**Task prompt:**
Omit all pictures. Copy the rest of the material exactly.

[START]

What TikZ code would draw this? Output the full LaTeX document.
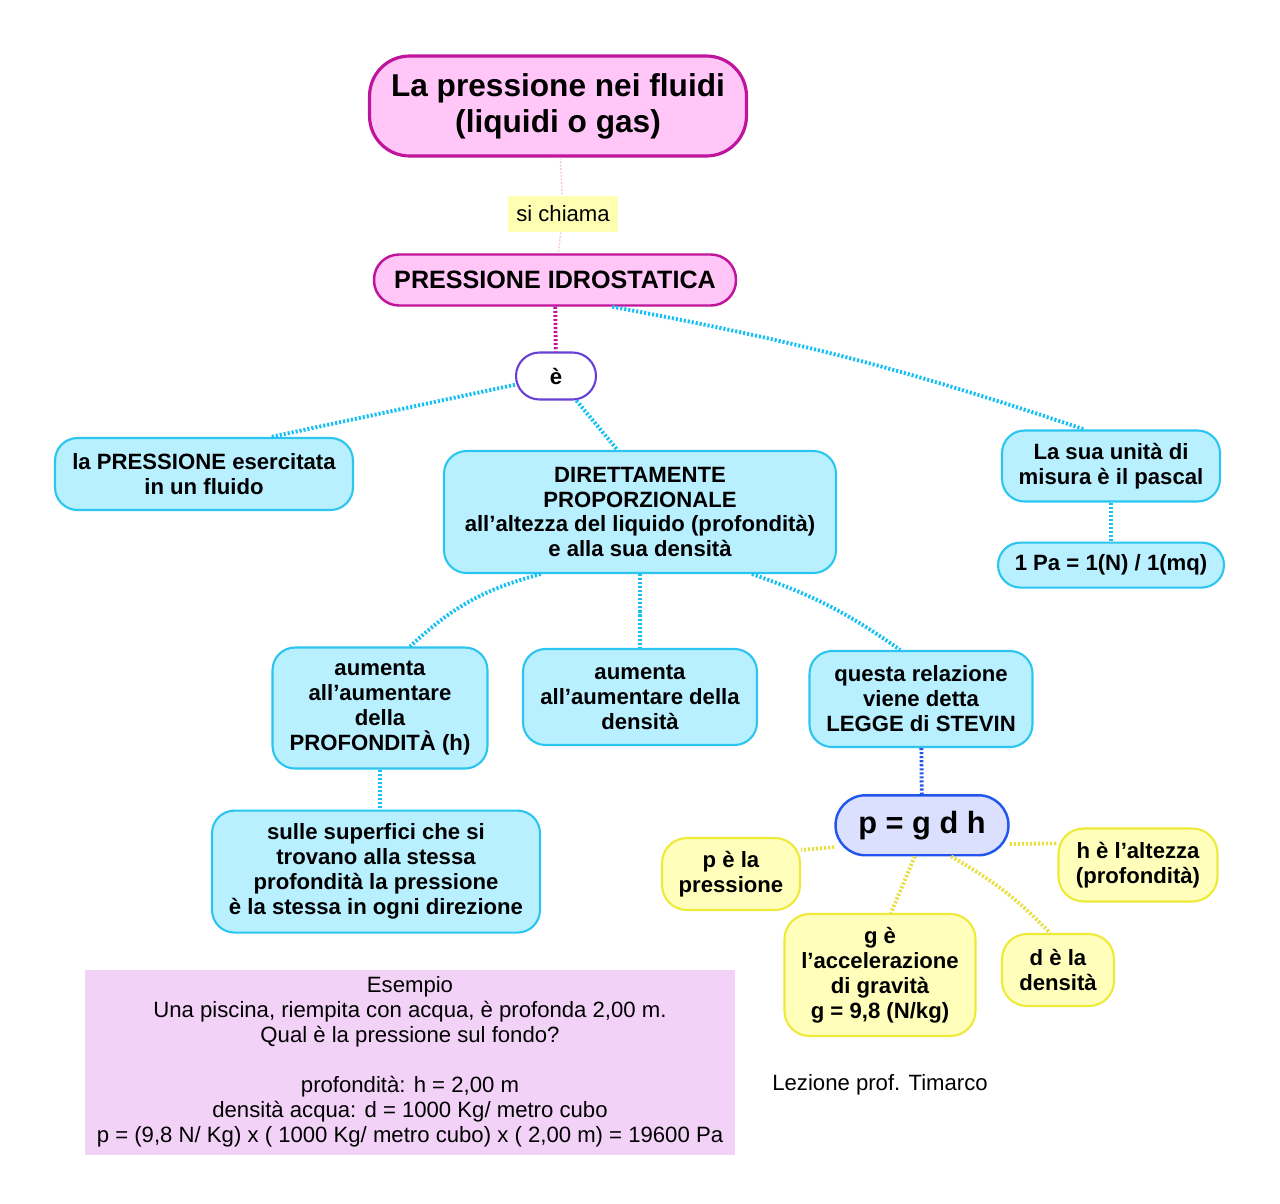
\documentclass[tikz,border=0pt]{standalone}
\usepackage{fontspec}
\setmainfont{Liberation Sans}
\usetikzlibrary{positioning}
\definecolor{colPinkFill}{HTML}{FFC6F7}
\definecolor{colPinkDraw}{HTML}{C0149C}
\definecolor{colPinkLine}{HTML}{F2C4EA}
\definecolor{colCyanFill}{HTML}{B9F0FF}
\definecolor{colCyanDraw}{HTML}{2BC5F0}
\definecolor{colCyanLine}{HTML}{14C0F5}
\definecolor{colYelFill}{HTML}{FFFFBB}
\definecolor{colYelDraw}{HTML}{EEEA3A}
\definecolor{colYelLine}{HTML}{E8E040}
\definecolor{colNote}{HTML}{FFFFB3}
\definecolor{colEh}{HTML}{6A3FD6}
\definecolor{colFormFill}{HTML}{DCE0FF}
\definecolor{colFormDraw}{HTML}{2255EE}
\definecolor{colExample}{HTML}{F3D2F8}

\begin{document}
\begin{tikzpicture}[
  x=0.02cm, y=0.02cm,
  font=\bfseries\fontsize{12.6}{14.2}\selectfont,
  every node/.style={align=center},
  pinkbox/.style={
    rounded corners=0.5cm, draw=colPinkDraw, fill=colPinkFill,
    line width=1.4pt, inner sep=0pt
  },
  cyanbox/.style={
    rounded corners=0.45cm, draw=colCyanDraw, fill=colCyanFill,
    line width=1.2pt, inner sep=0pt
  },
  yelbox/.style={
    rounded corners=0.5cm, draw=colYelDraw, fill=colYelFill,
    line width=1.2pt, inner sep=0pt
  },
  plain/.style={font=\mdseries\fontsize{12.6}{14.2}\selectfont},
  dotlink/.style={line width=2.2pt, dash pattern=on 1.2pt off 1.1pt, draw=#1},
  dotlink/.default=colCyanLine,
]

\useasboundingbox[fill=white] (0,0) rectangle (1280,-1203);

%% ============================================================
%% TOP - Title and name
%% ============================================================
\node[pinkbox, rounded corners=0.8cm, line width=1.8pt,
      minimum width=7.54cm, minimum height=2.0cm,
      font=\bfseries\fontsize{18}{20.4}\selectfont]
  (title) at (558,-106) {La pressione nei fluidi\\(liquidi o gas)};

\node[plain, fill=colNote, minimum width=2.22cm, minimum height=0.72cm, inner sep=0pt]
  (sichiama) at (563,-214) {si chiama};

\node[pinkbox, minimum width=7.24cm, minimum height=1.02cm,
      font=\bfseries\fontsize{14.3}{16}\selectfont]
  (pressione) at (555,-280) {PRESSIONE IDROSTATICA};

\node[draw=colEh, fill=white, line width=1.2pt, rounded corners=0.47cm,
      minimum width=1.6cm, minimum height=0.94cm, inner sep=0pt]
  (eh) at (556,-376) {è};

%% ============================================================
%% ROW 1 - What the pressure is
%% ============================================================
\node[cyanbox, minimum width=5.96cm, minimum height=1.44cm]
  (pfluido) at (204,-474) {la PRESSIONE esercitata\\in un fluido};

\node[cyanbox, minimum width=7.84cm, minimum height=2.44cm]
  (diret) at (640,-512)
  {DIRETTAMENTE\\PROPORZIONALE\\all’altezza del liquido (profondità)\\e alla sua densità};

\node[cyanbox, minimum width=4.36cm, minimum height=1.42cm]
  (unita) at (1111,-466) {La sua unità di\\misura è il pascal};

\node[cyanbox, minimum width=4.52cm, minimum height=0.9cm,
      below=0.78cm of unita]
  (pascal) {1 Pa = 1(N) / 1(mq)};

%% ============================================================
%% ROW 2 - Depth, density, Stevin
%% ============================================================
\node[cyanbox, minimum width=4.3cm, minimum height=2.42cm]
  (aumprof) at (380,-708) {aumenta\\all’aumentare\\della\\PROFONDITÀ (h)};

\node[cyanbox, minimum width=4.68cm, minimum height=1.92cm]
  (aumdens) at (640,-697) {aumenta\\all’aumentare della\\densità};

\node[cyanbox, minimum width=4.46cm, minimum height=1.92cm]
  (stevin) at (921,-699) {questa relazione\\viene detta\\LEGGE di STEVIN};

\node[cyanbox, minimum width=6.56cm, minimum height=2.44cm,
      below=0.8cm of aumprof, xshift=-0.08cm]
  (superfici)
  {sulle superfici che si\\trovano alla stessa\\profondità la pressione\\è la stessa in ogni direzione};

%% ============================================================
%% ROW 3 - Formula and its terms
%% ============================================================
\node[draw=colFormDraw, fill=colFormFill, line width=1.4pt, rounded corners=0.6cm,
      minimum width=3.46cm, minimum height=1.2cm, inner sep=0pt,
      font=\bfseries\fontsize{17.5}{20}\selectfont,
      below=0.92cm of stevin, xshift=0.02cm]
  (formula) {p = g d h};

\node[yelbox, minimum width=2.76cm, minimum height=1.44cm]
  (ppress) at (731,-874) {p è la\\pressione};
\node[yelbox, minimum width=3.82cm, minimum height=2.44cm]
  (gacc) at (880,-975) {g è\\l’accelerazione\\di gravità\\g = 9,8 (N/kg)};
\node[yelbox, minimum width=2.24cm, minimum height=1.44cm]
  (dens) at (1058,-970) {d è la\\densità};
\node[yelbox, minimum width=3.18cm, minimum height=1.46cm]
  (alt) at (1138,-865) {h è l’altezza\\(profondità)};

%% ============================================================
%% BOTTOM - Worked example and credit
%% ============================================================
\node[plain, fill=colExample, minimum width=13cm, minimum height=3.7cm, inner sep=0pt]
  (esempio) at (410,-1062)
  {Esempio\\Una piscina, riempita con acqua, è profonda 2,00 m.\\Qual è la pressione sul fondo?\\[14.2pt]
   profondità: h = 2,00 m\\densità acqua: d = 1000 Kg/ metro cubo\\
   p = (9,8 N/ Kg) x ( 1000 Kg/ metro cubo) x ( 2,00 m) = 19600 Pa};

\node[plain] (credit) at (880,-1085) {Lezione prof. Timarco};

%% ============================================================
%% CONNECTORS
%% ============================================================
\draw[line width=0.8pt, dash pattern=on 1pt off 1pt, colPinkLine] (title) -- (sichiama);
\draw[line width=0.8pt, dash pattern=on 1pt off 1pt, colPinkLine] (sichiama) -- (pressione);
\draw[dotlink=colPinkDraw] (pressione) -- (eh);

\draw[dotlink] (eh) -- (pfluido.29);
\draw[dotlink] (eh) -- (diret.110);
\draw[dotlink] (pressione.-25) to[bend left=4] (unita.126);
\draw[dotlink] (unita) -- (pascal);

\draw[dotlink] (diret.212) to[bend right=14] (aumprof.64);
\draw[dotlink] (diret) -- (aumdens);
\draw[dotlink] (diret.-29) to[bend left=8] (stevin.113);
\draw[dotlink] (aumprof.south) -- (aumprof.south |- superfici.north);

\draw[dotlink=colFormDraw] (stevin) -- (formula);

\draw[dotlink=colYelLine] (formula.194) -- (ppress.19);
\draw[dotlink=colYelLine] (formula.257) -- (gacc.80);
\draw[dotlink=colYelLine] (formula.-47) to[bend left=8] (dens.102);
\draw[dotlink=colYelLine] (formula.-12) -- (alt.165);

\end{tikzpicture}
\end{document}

[END]

**Output below:**
What TikZ code would draw this? Output the full LaTeX document.
\documentclass[tikz,border=0pt]{standalone}
\usepackage{fontspec}
\setmainfont{Liberation Sans}
\usetikzlibrary{positioning}
\definecolor{colPinkFill}{HTML}{FFC6F7}
\definecolor{colPinkDraw}{HTML}{C0149C}
\definecolor{colPinkLine}{HTML}{F2C4EA}
\definecolor{colCyanFill}{HTML}{B9F0FF}
\definecolor{colCyanDraw}{HTML}{2BC5F0}
\definecolor{colCyanLine}{HTML}{14C0F5}
\definecolor{colYelFill}{HTML}{FFFFBB}
\definecolor{colYelDraw}{HTML}{EEEA3A}
\definecolor{colYelLine}{HTML}{E8E040}
\definecolor{colNote}{HTML}{FFFFB3}
\definecolor{colEh}{HTML}{6A3FD6}
\definecolor{colFormFill}{HTML}{DCE0FF}
\definecolor{colFormDraw}{HTML}{2255EE}
\definecolor{colExample}{HTML}{F3D2F8}

\begin{document}
\begin{tikzpicture}[
  x=0.02cm, y=0.02cm,
  font=\bfseries\fontsize{12.6}{14.2}\selectfont,
  every node/.style={align=center},
  pinkbox/.style={
    rounded corners=0.5cm, draw=colPinkDraw, fill=colPinkFill,
    line width=1.4pt, inner sep=0pt
  },
  cyanbox/.style={
    rounded corners=0.45cm, draw=colCyanDraw, fill=colCyanFill,
    line width=1.2pt, inner sep=0pt
  },
  yelbox/.style={
    rounded corners=0.5cm, draw=colYelDraw, fill=colYelFill,
    line width=1.2pt, inner sep=0pt
  },
  plain/.style={font=\mdseries\fontsize{12.6}{14.2}\selectfont},
  dotlink/.style={line width=2.2pt, dash pattern=on 1.2pt off 1.1pt, draw=#1},
  dotlink/.default=colCyanLine,
]

\useasboundingbox[fill=white] (0,0) rectangle (1280,-1203);

%% ============================================================
%% TOP - Title and name
%% ============================================================
\node[pinkbox, rounded corners=0.8cm, line width=1.8pt,
      minimum width=7.54cm, minimum height=2.0cm,
      font=\bfseries\fontsize{18}{20.4}\selectfont]
  (title) at (558,-106) {La pressione nei fluidi\\(liquidi o gas)};

\node[plain, fill=colNote, minimum width=2.22cm, minimum height=0.72cm, inner sep=0pt]
  (sichiama) at (563,-214) {si chiama};

\node[pinkbox, minimum width=7.24cm, minimum height=1.02cm,
      font=\bfseries\fontsize{14.3}{16}\selectfont]
  (pressione) at (555,-280) {PRESSIONE IDROSTATICA};

\node[draw=colEh, fill=white, line width=1.2pt, rounded corners=0.47cm,
      minimum width=1.6cm, minimum height=0.94cm, inner sep=0pt]
  (eh) at (556,-376) {è};

%% ============================================================
%% ROW 1 - What the pressure is
%% ============================================================
\node[cyanbox, minimum width=5.96cm, minimum height=1.44cm]
  (pfluido) at (204,-474) {la PRESSIONE esercitata\\in un fluido};

\node[cyanbox, minimum width=7.84cm, minimum height=2.44cm]
  (diret) at (640,-512)
  {DIRETTAMENTE\\PROPORZIONALE\\all’altezza del liquido (profondità)\\e alla sua densità};

\node[cyanbox, minimum width=4.36cm, minimum height=1.42cm]
  (unita) at (1111,-466) {La sua unità di\\misura è il pascal};

\node[cyanbox, minimum width=4.52cm, minimum height=0.9cm,
      below=0.78cm of unita]
  (pascal) {1 Pa = 1(N) / 1(mq)};

%% ============================================================
%% ROW 2 - Depth, density, Stevin
%% ============================================================
\node[cyanbox, minimum width=4.3cm, minimum height=2.42cm]
  (aumprof) at (380,-708) {aumenta\\all’aumentare\\della\\PROFONDITÀ (h)};

\node[cyanbox, minimum width=4.68cm, minimum height=1.92cm]
  (aumdens) at (640,-697) {aumenta\\all’aumentare della\\densità};

\node[cyanbox, minimum width=4.46cm, minimum height=1.92cm]
  (stevin) at (921,-699) {questa relazione\\viene detta\\LEGGE di STEVIN};

\node[cyanbox, minimum width=6.56cm, minimum height=2.44cm,
      below=0.8cm of aumprof, xshift=-0.08cm]
  (superfici)
  {sulle superfici che si\\trovano alla stessa\\profondità la pressione\\è la stessa in ogni direzione};

%% ============================================================
%% ROW 3 - Formula and its terms
%% ============================================================
\node[draw=colFormDraw, fill=colFormFill, line width=1.4pt, rounded corners=0.6cm,
      minimum width=3.46cm, minimum height=1.2cm, inner sep=0pt,
      font=\bfseries\fontsize{17.5}{20}\selectfont,
      below=0.92cm of stevin, xshift=0.02cm]
  (formula) {p = g d h};

\node[yelbox, minimum width=2.76cm, minimum height=1.44cm]
  (ppress) at (731,-874) {p è la\\pressione};
\node[yelbox, minimum width=3.82cm, minimum height=2.44cm]
  (gacc) at (880,-975) {g è\\l’accelerazione\\di gravità\\g = 9,8 (N/kg)};
\node[yelbox, minimum width=2.24cm, minimum height=1.44cm]
  (dens) at (1058,-970) {d è la\\densità};
\node[yelbox, minimum width=3.18cm, minimum height=1.46cm]
  (alt) at (1138,-865) {h è l’altezza\\(profondità)};

%% ============================================================
%% BOTTOM - Worked example and credit
%% ============================================================
\node[plain, fill=colExample, minimum width=13cm, minimum height=3.7cm, inner sep=0pt]
  (esempio) at (410,-1062)
  {Esempio\\Una piscina, riempita con acqua, è profonda 2,00 m.\\Qual è la pressione sul fondo?\\[14.2pt]
   profondità: h = 2,00 m\\densità acqua: d = 1000 Kg/ metro cubo\\
   p = (9,8 N/ Kg) x ( 1000 Kg/ metro cubo) x ( 2,00 m) = 19600 Pa};

\node[plain] (credit) at (880,-1085) {Lezione prof. Timarco};

%% ============================================================
%% CONNECTORS
%% ============================================================
\draw[line width=0.8pt, dash pattern=on 1pt off 1pt, colPinkLine] (title) -- (sichiama);
\draw[line width=0.8pt, dash pattern=on 1pt off 1pt, colPinkLine] (sichiama) -- (pressione);
\draw[dotlink=colPinkDraw] (pressione) -- (eh);

\draw[dotlink] (eh) -- (pfluido.29);
\draw[dotlink] (eh) -- (diret.110);
\draw[dotlink] (pressione.-25) to[bend left=4] (unita.126);
\draw[dotlink] (unita) -- (pascal);

\draw[dotlink] (diret.212) to[bend right=14] (aumprof.64);
\draw[dotlink] (diret) -- (aumdens);
\draw[dotlink] (diret.-29) to[bend left=8] (stevin.113);
\draw[dotlink] (aumprof.south) -- (aumprof.south |- superfici.north);

\draw[dotlink=colFormDraw] (stevin) -- (formula);

\draw[dotlink=colYelLine] (formula.194) -- (ppress.19);
\draw[dotlink=colYelLine] (formula.257) -- (gacc.80);
\draw[dotlink=colYelLine] (formula.-47) to[bend left=8] (dens.102);
\draw[dotlink=colYelLine] (formula.-12) -- (alt.165);

\end{tikzpicture}
\end{document}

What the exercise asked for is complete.